Wireless scanners aid police in their work



Clermont County is involved in a pilot program to test the device.
BATAVIA, Ohio (AP) -- With the swipe of a driver's license through a handheld scanner, Clermont County authorities can quickly determine whether the holder has outstanding warrants, is on the terrorist watch list or is using a fake ID.
Police in the southwest Ohio county are the first to use the wireless scanners, originally developed for use by the Defense Department, for everyday law enforcement.
"We have used them in several of the DUI checkpoints," said Deputy Rob Cordes, who is point man for the sheriff's office in a pilot program to test the device, developed by Mobilisa, a Port Townsend, Wash.-based company. Developed in the aftermath of the Sept. 11, 2001, terrorist attacks, Mobilisa identification scanners are already in use at some military installations.
Clermont County is trying them in a pilot program that the company expects to lead to more local law enforcement and border security uses.
"We hope it's the first of many," Mobilisa spokesman Steve Williams said Tuesday of Clermont's program.
Clermont County Sheriff A.J. "Tim" Rodenberg is a friend of John W. Paxton Sr., chairman of the board for Mobilisa. Paxton said the device has potential applications for a variety of security uses, such as by school guards to check IDs of delivery people.
How it's used
Clermont deputies began using the scanners in the field in September, and courthouse deputies began using them for random checks of visitors this month.

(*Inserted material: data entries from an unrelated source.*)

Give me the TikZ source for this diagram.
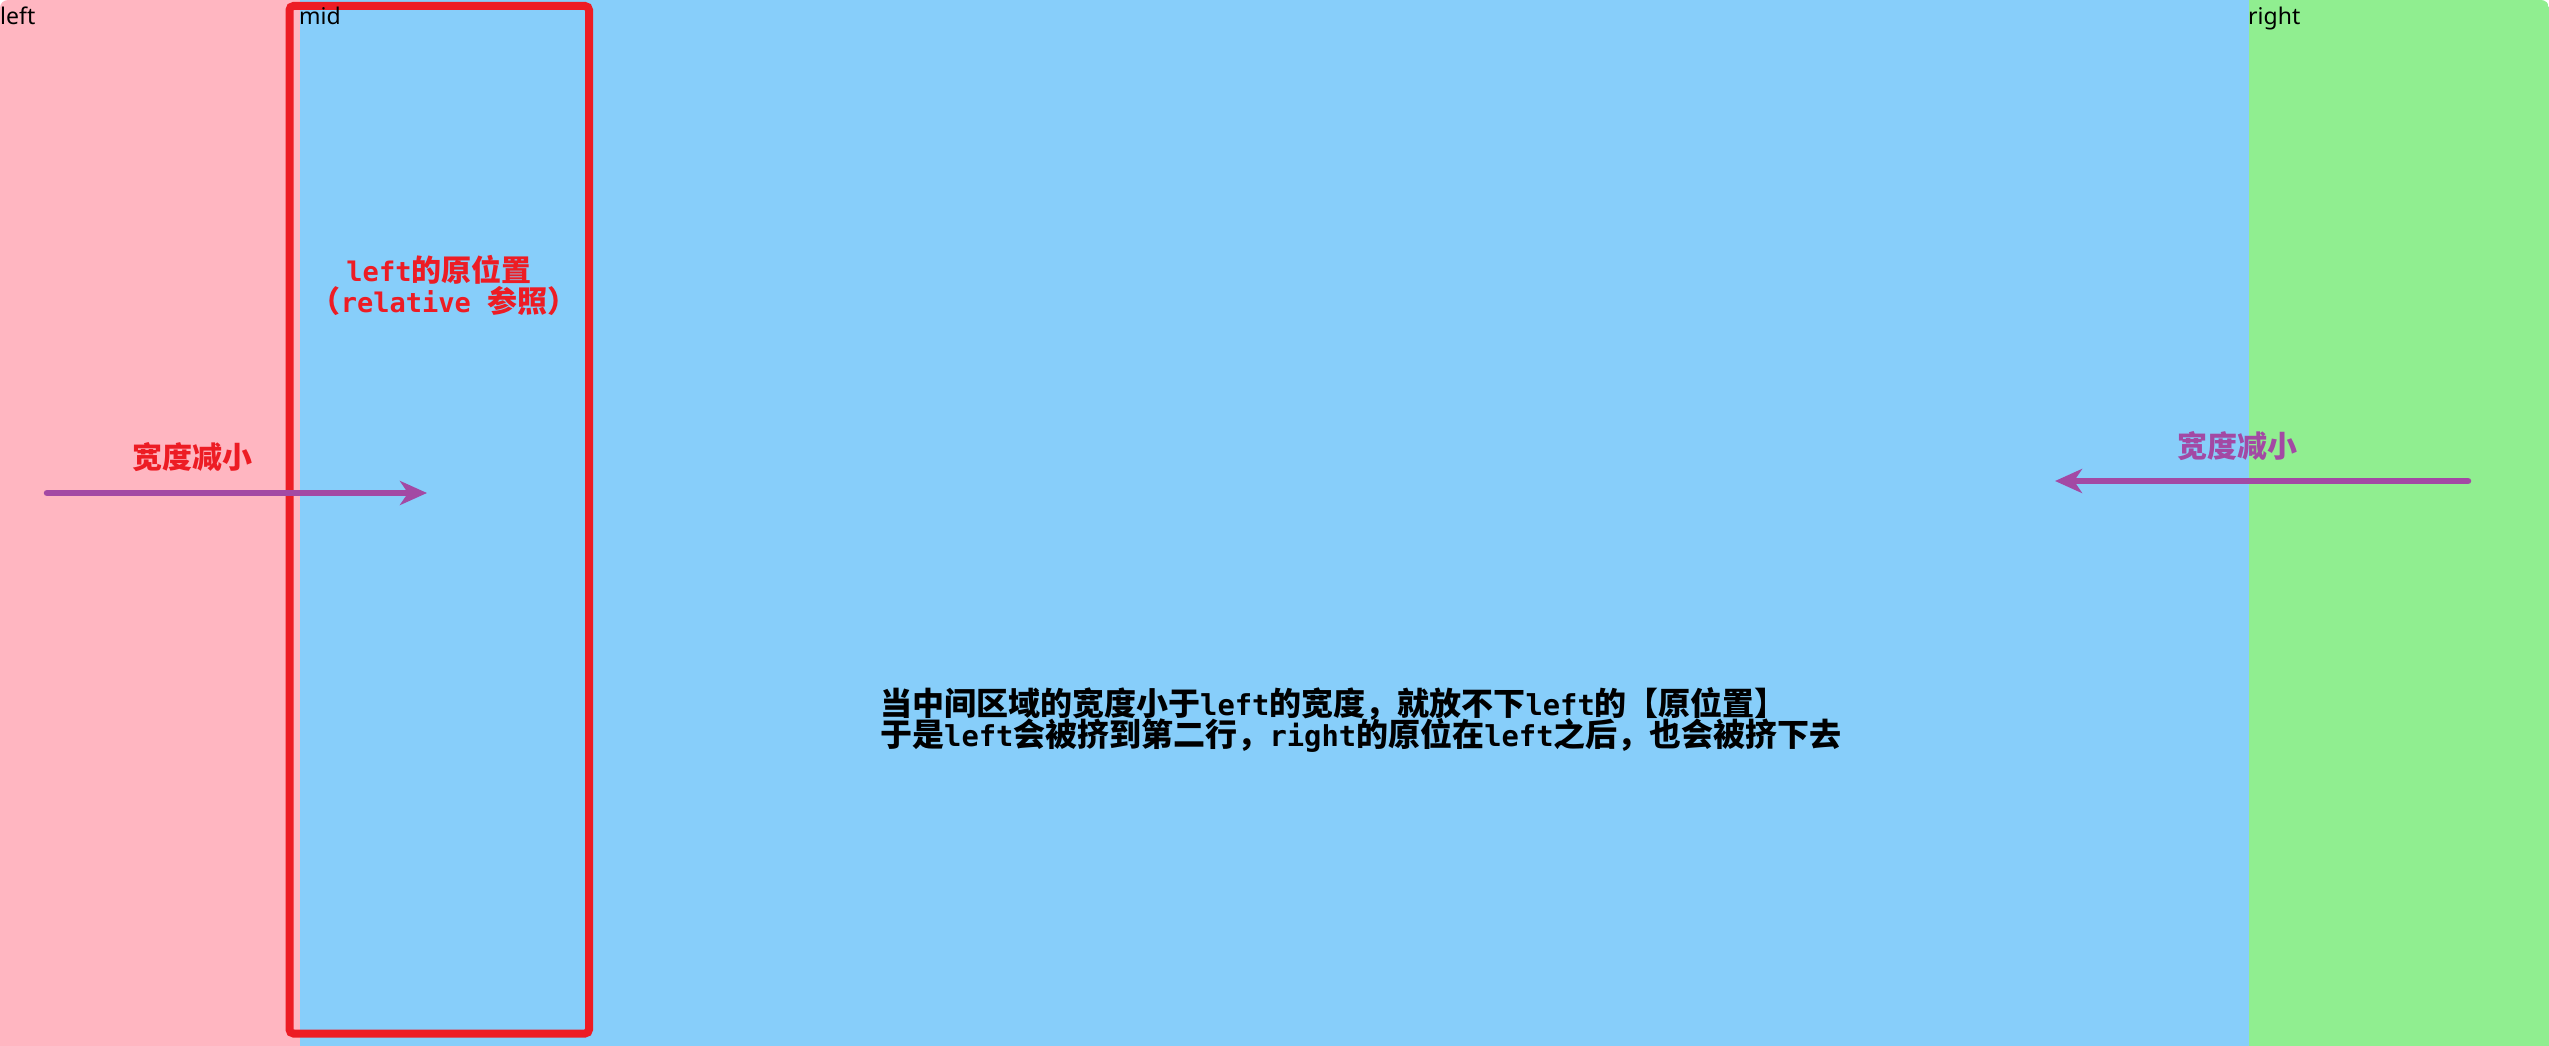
\documentclass[tikz,border=0pt]{standalone}
\usepackage{fontspec}
\usetikzlibrary{arrows.meta}
\newfontfamily\cjk{Noto Sans CJK SC}
\newfontfamily\latw[Scale=0.9]{DejaVu Sans Mono}
\newfontfamily\uifont{Noto Sans}
\definecolor{pinkbg}{HTML}{FFB6C1}
\definecolor{bluebg}{HTML}{87CEFA}
\definecolor{greenbg}{HTML}{90EE90}
\definecolor{redline}{HTML}{ED1C24}
\definecolor{purp}{HTML}{A349A4}
\newcommand\lw[1]{{\latw #1}}
\begin{document}
\begin{tikzpicture}[x=1pt,y=-1pt,
  boxlabel/.style={font=\uifont\fontsize{23}{28}\selectfont, inner sep=0pt, anchor=base west, text=black},
  redtxt/.style={font=\cjk\bfseries\fontsize{30}{30}\selectfont, inner sep=0pt, anchor=base, text=redline},
  shrinktxt/.style={font=\cjk\bfseries\fontsize{30}{32}\selectfont, inner sep=0pt, anchor=base},
  maintxt/.style={font=\cjk\bfseries\fontsize{32}{32}\selectfont, inner sep=0pt, anchor=base west, text=black},
  pusharrow/.style={draw=purp, line width=6.5pt, line cap=round, -{Stealth[length=27pt,width=24pt,inset=8pt]}},
  origbox/.style={draw=redline, line width=8pt, rounded corners=4pt}]
\useasboundingbox (0,0) rectangle (2549,1046);
\fill[white] (0,0) rectangle (2549,1046);
\begin{scope}
  \clip[rounded corners=8pt] (0,0) rectangle (2549,1100);
  \fill[pinkbg] (0,0) rectangle (300,1046);
  \fill[bluebg] (300,0) rectangle (2249,1046);
  \fill[greenbg] (2249,0) rectangle (2549,1046);
\end{scope}
% original-position box
\draw[origbox] (289.5,6) rectangle (589,1033.5);
% region labels
\node[boxlabel] (lleft) at (0,25) {left};
\node[boxlabel] (lmid) at (299,25) {mid};
\node[boxlabel] (lright) at (2248,25) {right};
% red annotation
\node[redtxt] (orig1) at (439,281) {\lw{left}的原位置};
\node[redtxt] (orig2) at (444,312) {（\lw{relative }参照）};
% shrink arrows
\coordinate (la0) at (47,493);
\coordinate (la1) at (427,493);
\draw[pusharrow] (la0) -- (la1);
\node[shrinktxt, text=redline] (s1) at (192.5,468) {宽度减小};
\coordinate (ra0) at (2468,481);
\coordinate (ra1) at (2055,481);
\draw[pusharrow] (ra0) -- (ra1);
\node[shrinktxt, text=purp] (s2) at (2237,457) {宽度减小};
% main text
\node[maintxt] (m1) at (880,715) {当中间区域的宽度小于\lw{left}的宽度，就放不下\lw{left}的【原位置】};
\node[maintxt] (m2) at (880,746) {于是\lw{left}会被挤到第二行，\lw{right}的原位在\lw{left}之后，也会被挤下去};
\end{tikzpicture}
\end{document}
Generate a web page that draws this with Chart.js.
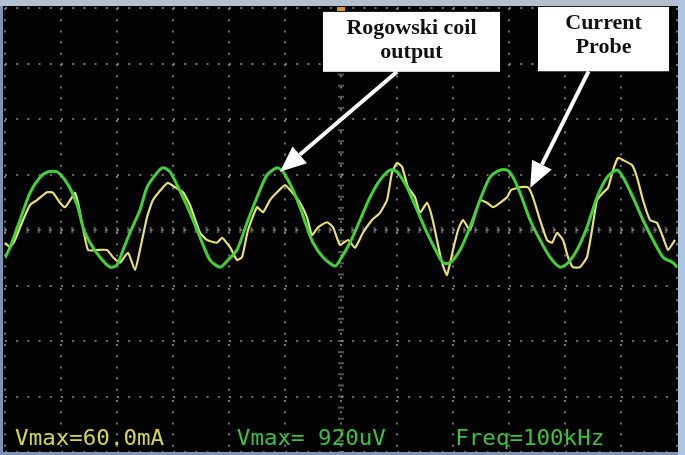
<!DOCTYPE html>
<html>
<head>
<meta charset="utf-8">
<script src="https://cdn.jsdelivr.net/npm/chart.js@4"></script>
<style>
  body { margin: 0; background: #9fb0c4; }
  canvas { display: block; }
</style>
</head>
<body>
<canvas id="scope" width="685" height="455"></canvas>
<script>
// time in microseconds (5 us/div), amplitude in screen divisions
const coilTime = [0, 0.45, 1.34, 2.23, 3.13, 3.84, 4.64, 5.36, 5.98, 6.52, 6.96, 7.59, 8.48, 9.38, 10.0, 10.54, 11.16, 12.05, 12.68, 13.57, 14.11, 14.73, 15.89, 16.52, 17.41, 18.3, 19.2, 19.91, 20.71, 21.61, 22.5, 23.39, 24.29, 24.82, 25.71, 26.34, 26.96, 27.5, 28.39, 29.46, 29.91, 30.8, 31.7, 32.59, 33.48, 34.38, 35.0, 35.89, 36.79, 37.68, 38.57, 39.11, 39.73, 40.63, 41.52, 42.41, 43.3, 44.2, 44.82, 45.36, 45.98, 46.88, 47.77, 48.66, 49.55, 50.27, 51.07, 51.96, 52.86, 53.75, 54.64, 55.18, 56.07, 56.96, 57.86, 58.75, 59.64, 60.0];
const coilDiv = [-0.5, -0.31, 0.18, 0.67, 0.95, 1.05, 1.05, 0.9, 0.68, 0.4, 0.05, -0.23, -0.49, -0.67, -0.63, -0.36, -0.05, 0.36, 0.77, 1.03, 1.12, 1.05, 0.59, 0.31, -0.13, -0.54, -0.67, -0.54, -0.36, 0.13, 0.59, 0.99, 1.12, 1.05, 0.72, 0.41, 0.05, -0.23, -0.49, -0.65, -0.54, -0.23, 0.18, 0.59, 0.9, 1.08, 1.05, 0.77, 0.36, -0.05, -0.41, -0.59, -0.59, -0.36, 0.05, 0.54, 0.95, 1.08, 1.08, 0.95, 0.67, 0.18, -0.18, -0.49, -0.67, -0.59, -0.36, 0.05, 0.59, 0.95, 1.08, 0.95, 0.59, 0.18, -0.18, -0.49, -0.59, -0.67];

const probeTime = [0, 0.45, 0.89, 1.61, 2.23, 2.86, 3.75, 4.29, 4.91, 5.36, 5.98, 6.25, 6.52, 6.88, 7.41, 8.21, 9.11, 9.64, 10.27, 10.98, 11.61, 12.05, 12.68, 13.21, 14.11, 14.55, 15.18, 15.89, 16.52, 17.41, 18.04, 18.93, 19.38, 20.09, 20.71, 21.16, 21.7, 22.5, 23.04, 23.66, 24.29, 25.0, 25.63, 26.34, 26.96, 27.41, 27.95, 28.75, 29.29, 29.91, 30.63, 31.25, 31.96, 32.77, 33.48, 34.11, 34.55, 35.0, 35.45, 35.98, 36.61, 37.05, 37.68, 38.13, 38.57, 39.02, 39.46, 40.0, 40.45, 40.89, 41.52, 42.41, 43.04, 43.57, 44.2, 44.82, 45.18, 45.98, 46.7, 47.14, 47.77, 48.39, 48.84, 49.29, 49.82, 50.27, 50.71, 51.34, 51.96, 52.41, 52.86, 53.39, 53.84, 54.29, 54.73, 55.18, 55.98, 56.43, 56.96, 57.59, 58.21, 58.75, 59.2, 59.82];
const probeDiv = [-0.23, -0.31, -0.18, 0.18, 0.45, 0.54, 0.68, 0.67, 0.49, 0.41, 0.59, 0.67, 0.49, 0.13, -0.36, -0.36, -0.36, -0.49, -0.59, -0.41, -0.72, -0.36, 0.23, 0.54, 0.77, 0.85, 0.77, 0.68, 0.45, -0.05, -0.18, -0.23, -0.14, -0.31, -0.54, -0.49, 0, 0.41, 0.32, 0.54, 0.68, 0.81, 0.68, 0.49, 0.23, -0.09, 0.05, 0.14, 0.05, -0.27, -0.18, -0.32, -0.05, 0.18, 0.31, 0.54, 1.03, 1.21, 1.14, 0.77, 0.59, 0.31, 0.49, 0.23, -0.18, -0.59, -0.81, -0.36, 0, 0.18, 0, 0.54, 0.49, 0.41, 0.49, 0.59, 0.72, 0.77, 0.77, 0.59, 0.18, -0.18, -0.23, -0.05, -0.18, -0.49, -0.67, -0.67, -0.49, 0, 0.54, 0.67, 0.76, 1.08, 1.3, 1.26, 1.17, 0.95, 0.54, 0.18, 0.13, -0.13, -0.36, -0.18];

const readouts = ["Vmax=60.0mA", "Vmax= 920uV", "Freq=100kHz"];
const readoutTime = [0.9, 20.7, 40.2];
const callouts = [
  { lines: ["Rogowski coil", "output"], box: [28.39, 3.93, 44.2, 2.85], from: [35.0, 2.85], to: [24.55, 1.05] },
  { lines: ["Current", "Probe"], box: [47.59, 4.02, 59.29, 2.86], from: [52.1, 2.86], to: [46.9, 0.76] }
];

const toPoints = (xs, ys) => xs.map((x, i) => ({ x: x, y: ys[i] }));

const scopeScreen = {
  id: "scopeScreen",
  beforeDraw(chart) {
    const { ctx, chartArea: a } = chart;
    ctx.save();
    ctx.fillStyle = "#7d93b3";
    ctx.fillRect(0, 0, chart.width, chart.height);
    ctx.fillStyle = "#b4c0cf";
    ctx.fillRect(0, 0, chart.width, 6);
    ctx.fillStyle = "#aec6e6";
    ctx.fillRect(a.right + 1, 0, chart.width - a.right, chart.height);
    ctx.fillStyle = "#020202";
    ctx.fillRect(a.left - 2, a.top - 2, a.right - a.left + 3, a.bottom - a.top + 2);
    ctx.restore();
  },
  beforeDatasetsDraw(chart) {
    // minor ticks along the centre axes
    const { ctx, scales: { x, y } } = chart;
    const cx = x.getPixelForValue(30), cy = y.getPixelForValue(0);
    ctx.save();
    ctx.strokeStyle = "rgba(140,140,140,0.6)";
    ctx.lineWidth = 2;
    for (let t = 0; t <= 60; t += 1) {
      const px = x.getPixelForValue(t);
      ctx.beginPath(); ctx.moveTo(px, cy - 3); ctx.lineTo(px, cy + 3); ctx.stroke();
    }
    for (let v = -4; v <= 4; v += 0.2) {
      const py = y.getPixelForValue(v);
      ctx.beginPath(); ctx.moveTo(cx - 3, py); ctx.lineTo(cx + 3, py); ctx.stroke();
    }
    // trigger marker
    ctx.fillStyle = "#e09030";
    ctx.fillRect(cx - 4, chart.chartArea.top - 1, 8, 4);
    ctx.restore();
  },
  afterDraw(chart) {
    const { ctx, scales: { x, y } } = chart;
    ctx.save();
    // readouts
    ctx.font = "21px 'DejaVu Sans Mono'";
    ctx.textBaseline = "alphabetic";
    const colors = ["#d6d64c", "#3cc23c", "#3cc23c"];
    readouts.forEach((txt, i) => {
      const w = ctx.measureText(txt).width;
      ctx.save();
      ctx.translate(x.getPixelForValue(readoutTime[i]), y.getPixelForValue(-3.88));
      ctx.scale(149 / w, 1);
      ctx.fillStyle = colors[i];
      ctx.fillText(txt, 0, 0);
      ctx.restore();
    });
    // callout boxes and arrows
    callouts.forEach(c => {
      const x0 = x.getPixelForValue(c.box[0]), y0 = y.getPixelForValue(c.box[1]);
      const x1 = x.getPixelForValue(c.box[2]), y1 = y.getPixelForValue(c.box[3]);
      ctx.fillStyle = "#ffffff";
      ctx.fillRect(x0, y0, x1 - x0, y1 - y0);
      ctx.fillStyle = "#111111";
      ctx.font = "bold 22px 'Liberation Serif'";
      ctx.textAlign = "center";
      const mx = (x0 + x1) / 2;
      ctx.fillText(c.lines[0], mx, y0 + 22);
      ctx.fillText(c.lines[1], mx, y0 + 46);

      const sx = x.getPixelForValue(c.from[0]), sy = y.getPixelForValue(c.from[1]);
      const tx = x.getPixelForValue(c.to[0]), ty = y.getPixelForValue(c.to[1]);
      const ang = Math.atan2(ty - sy, tx - sx);
      const headLen = 26, headW = 11;
      const bx = tx - headLen * Math.cos(ang), by = ty - headLen * Math.sin(ang);
      ctx.strokeStyle = "#ffffff";
      ctx.lineWidth = 4;
      ctx.beginPath(); ctx.moveTo(sx, sy); ctx.lineTo(bx, by); ctx.stroke();
      ctx.fillStyle = "#ffffff";
      ctx.beginPath();
      ctx.moveTo(tx, ty);
      ctx.lineTo(bx + headW * Math.sin(ang), by - headW * Math.cos(ang));
      ctx.lineTo(bx - headW * Math.sin(ang), by + headW * Math.cos(ang));
      ctx.closePath();
      ctx.fill();
    });
    ctx.restore();
  }
};

const dottedGrid = {
  color: "rgba(140,140,140,0.8)",
  lineWidth: 2,
  drawTicks: false
};
const dottedBorder = { display: false, dash: [2, 9.2], dashOffset: 0 };

new Chart(document.getElementById("scope"), {
  type: "line",
  data: {
    datasets: [
      {
        label: "Rogowski coil output",
        data: toPoints(coilTime, coilDiv),
        borderColor: "#40d236",
        borderWidth: 3,
        pointRadius: 0,
        tension: 0.25
      },
      {
        label: "Current Probe",
        data: toPoints(probeTime, probeDiv),
        borderColor: "#e8e070",
        borderWidth: 2.2,
        pointRadius: 0,
        tension: 0.15
      }
    ]
  },
  options: {
    responsive: false,
    animation: false,
    layout: { padding: { left: 5, top: 8, right: 8, bottom: 3 } },
    plugins: { legend: { display: false }, tooltip: { enabled: false } },
    scales: {
      x: {
        type: "linear",
        min: 0,
        max: 60,
        ticks: { display: false, stepSize: 5 },
        grid: dottedGrid,
        border: dottedBorder
      },
      y: {
        min: -4,
        max: 4,
        ticks: { display: false, stepSize: 1 },
        grid: dottedGrid,
        border: dottedBorder
      }
    }
  },
  plugins: [scopeScreen]
});
</script>
</body>
</html>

Besides catching people with outstanding arrest warrants, "we're verifying that IDs are not fictitious," Cordes said.
The scanners are faster than typing information into a laptop computer in a patrol car to check out a suspect via the National Crime Information Center, and they cross-check data from more than 140 sources, including the U.S. Drug Enforcement Agency and Immigration and Customs Enforcement.
Sgt. Dick Corder said several hundred courthouse visitors have been checked, and dozens were found to have outstanding arrest warrants for failure to appear before judges on charges. In most cases, the visitors were accompanying a friend to the courthouse.
Besides driver's licenses, the device can scan bar codes or magnetic strips on state-issued ID cards, military and other government IDs, and passports. The device includes a digital camera, so deputies can photograph suspects, license plates, weapons or other items that might be used as evidence in court cases.
As part of the pilot program, which could last a year, Mobilisa donated three scanners -- valued at about 25,000 total with their docking stations -- to the Clermont County sheriff's office. In return, deputies will make suggestions on how Mobilisa can improve the scanner and might demonstrate its use to other law-enforcement agencies.